• Given request: In the records below, find the line containing "Write the Chart.js code for this chart." and the line containing "const yDroite = [0.39, 2.25];". Give again exactly those lines and every line between them, omitting the pictures.

• Charts and diagrams as code:
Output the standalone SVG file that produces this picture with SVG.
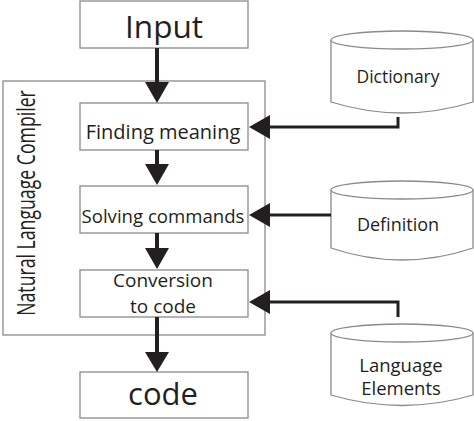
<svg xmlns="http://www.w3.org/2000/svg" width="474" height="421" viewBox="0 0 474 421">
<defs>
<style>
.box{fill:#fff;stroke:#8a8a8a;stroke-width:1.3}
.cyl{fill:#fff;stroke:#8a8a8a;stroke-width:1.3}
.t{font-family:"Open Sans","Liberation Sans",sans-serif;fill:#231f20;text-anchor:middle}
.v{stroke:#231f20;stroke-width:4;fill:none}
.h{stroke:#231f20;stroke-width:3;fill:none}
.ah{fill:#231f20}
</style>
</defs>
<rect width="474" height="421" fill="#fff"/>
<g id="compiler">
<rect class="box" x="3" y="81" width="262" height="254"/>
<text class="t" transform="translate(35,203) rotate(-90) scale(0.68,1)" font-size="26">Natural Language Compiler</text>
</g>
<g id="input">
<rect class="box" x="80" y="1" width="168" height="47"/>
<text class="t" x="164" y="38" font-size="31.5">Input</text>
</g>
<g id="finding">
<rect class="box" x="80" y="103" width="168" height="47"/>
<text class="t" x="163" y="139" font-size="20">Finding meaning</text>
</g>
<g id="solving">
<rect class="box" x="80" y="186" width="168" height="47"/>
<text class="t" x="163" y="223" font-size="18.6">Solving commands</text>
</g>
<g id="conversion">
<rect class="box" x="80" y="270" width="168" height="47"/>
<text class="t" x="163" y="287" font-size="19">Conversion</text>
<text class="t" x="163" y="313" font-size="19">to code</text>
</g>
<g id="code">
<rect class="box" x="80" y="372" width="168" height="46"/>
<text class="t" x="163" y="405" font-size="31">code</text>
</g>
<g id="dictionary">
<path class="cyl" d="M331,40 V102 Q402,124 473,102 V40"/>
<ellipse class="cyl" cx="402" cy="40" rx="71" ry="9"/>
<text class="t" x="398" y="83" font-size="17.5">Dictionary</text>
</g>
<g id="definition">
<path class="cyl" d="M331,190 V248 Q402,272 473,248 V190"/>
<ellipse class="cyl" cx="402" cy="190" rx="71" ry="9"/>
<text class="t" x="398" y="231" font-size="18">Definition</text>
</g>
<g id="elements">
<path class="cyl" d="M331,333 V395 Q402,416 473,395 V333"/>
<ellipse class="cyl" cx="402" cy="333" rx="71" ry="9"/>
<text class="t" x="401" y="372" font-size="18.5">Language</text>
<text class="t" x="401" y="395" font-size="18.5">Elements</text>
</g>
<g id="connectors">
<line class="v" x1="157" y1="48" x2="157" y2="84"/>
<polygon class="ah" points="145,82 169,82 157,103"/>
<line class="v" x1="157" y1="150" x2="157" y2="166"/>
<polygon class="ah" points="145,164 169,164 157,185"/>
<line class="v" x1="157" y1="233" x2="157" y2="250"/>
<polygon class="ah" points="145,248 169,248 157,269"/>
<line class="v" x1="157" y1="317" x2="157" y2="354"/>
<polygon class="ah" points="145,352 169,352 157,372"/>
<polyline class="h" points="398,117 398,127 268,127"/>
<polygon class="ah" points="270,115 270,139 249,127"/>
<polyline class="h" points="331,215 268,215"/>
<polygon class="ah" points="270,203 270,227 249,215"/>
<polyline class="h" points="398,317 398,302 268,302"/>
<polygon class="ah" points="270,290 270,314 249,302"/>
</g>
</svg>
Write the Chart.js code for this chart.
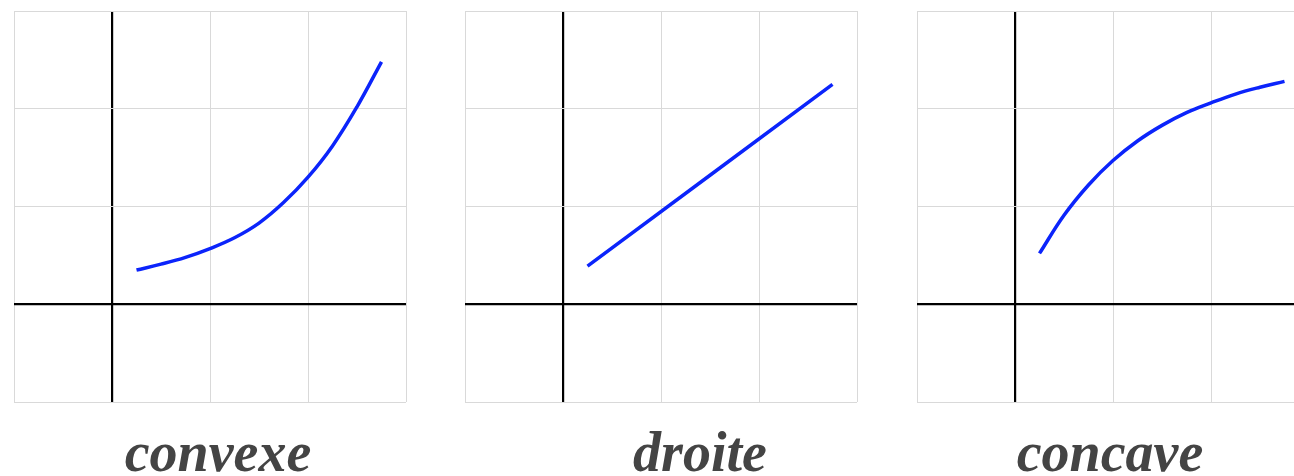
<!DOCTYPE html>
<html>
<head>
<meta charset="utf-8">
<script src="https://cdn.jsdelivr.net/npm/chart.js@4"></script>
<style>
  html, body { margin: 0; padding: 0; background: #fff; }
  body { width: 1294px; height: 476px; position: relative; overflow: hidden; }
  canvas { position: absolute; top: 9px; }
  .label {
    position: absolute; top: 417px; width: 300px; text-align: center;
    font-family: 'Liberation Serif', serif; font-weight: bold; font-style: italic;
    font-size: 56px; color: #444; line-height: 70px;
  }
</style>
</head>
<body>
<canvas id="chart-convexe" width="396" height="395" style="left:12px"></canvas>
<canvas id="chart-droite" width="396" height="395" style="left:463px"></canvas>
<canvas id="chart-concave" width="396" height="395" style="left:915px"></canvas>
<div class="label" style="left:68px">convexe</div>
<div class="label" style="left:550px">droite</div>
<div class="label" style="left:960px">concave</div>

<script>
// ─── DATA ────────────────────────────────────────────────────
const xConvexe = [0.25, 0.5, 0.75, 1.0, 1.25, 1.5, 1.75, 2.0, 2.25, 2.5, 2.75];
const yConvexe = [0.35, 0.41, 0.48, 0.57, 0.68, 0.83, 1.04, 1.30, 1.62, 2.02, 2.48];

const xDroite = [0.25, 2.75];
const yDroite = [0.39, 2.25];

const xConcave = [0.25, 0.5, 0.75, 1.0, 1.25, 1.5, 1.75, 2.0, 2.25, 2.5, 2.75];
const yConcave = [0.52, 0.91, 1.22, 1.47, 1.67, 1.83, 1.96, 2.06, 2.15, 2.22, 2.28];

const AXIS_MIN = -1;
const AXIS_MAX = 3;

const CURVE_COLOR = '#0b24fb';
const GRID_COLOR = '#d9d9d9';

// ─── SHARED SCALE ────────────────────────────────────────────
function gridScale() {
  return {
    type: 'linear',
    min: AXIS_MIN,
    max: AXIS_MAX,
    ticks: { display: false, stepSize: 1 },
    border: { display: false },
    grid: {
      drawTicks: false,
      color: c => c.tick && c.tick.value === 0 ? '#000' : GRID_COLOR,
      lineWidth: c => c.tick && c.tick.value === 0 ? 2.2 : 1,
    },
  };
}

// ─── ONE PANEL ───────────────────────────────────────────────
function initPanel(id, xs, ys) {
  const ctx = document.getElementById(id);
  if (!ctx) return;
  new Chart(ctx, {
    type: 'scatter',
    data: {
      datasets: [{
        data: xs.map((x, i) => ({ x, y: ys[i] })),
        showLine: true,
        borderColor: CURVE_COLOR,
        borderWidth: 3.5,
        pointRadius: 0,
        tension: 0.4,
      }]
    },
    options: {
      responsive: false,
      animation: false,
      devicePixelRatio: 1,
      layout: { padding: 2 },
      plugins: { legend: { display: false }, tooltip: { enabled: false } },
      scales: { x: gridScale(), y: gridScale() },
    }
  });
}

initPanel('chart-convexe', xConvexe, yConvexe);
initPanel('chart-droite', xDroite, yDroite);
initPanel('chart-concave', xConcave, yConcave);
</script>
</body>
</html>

• Problem solution:
Write the Chart.js code for this chart.
<!DOCTYPE html>
<html>
<head>
<meta charset="utf-8">
<script src="https://cdn.jsdelivr.net/npm/chart.js@4"></script>
<style>
  html, body { margin: 0; padding: 0; background: #fff; }
  body { width: 1294px; height: 476px; position: relative; overflow: hidden; }
  canvas { position: absolute; top: 9px; }
  .label {
    position: absolute; top: 417px; width: 300px; text-align: center;
    font-family: 'Liberation Serif', serif; font-weight: bold; font-style: italic;
    font-size: 56px; color: #444; line-height: 70px;
  }
</style>
</head>
<body>
<canvas id="chart-convexe" width="396" height="395" style="left:12px"></canvas>
<canvas id="chart-droite" width="396" height="395" style="left:463px"></canvas>
<canvas id="chart-concave" width="396" height="395" style="left:915px"></canvas>
<div class="label" style="left:68px">convexe</div>
<div class="label" style="left:550px">droite</div>
<div class="label" style="left:960px">concave</div>

<script>
// ─── DATA ────────────────────────────────────────────────────
const xConvexe = [0.25, 0.5, 0.75, 1.0, 1.25, 1.5, 1.75, 2.0, 2.25, 2.5, 2.75];
const yConvexe = [0.35, 0.41, 0.48, 0.57, 0.68, 0.83, 1.04, 1.30, 1.62, 2.02, 2.48];

const xDroite = [0.25, 2.75];
const yDroite = [0.39, 2.25];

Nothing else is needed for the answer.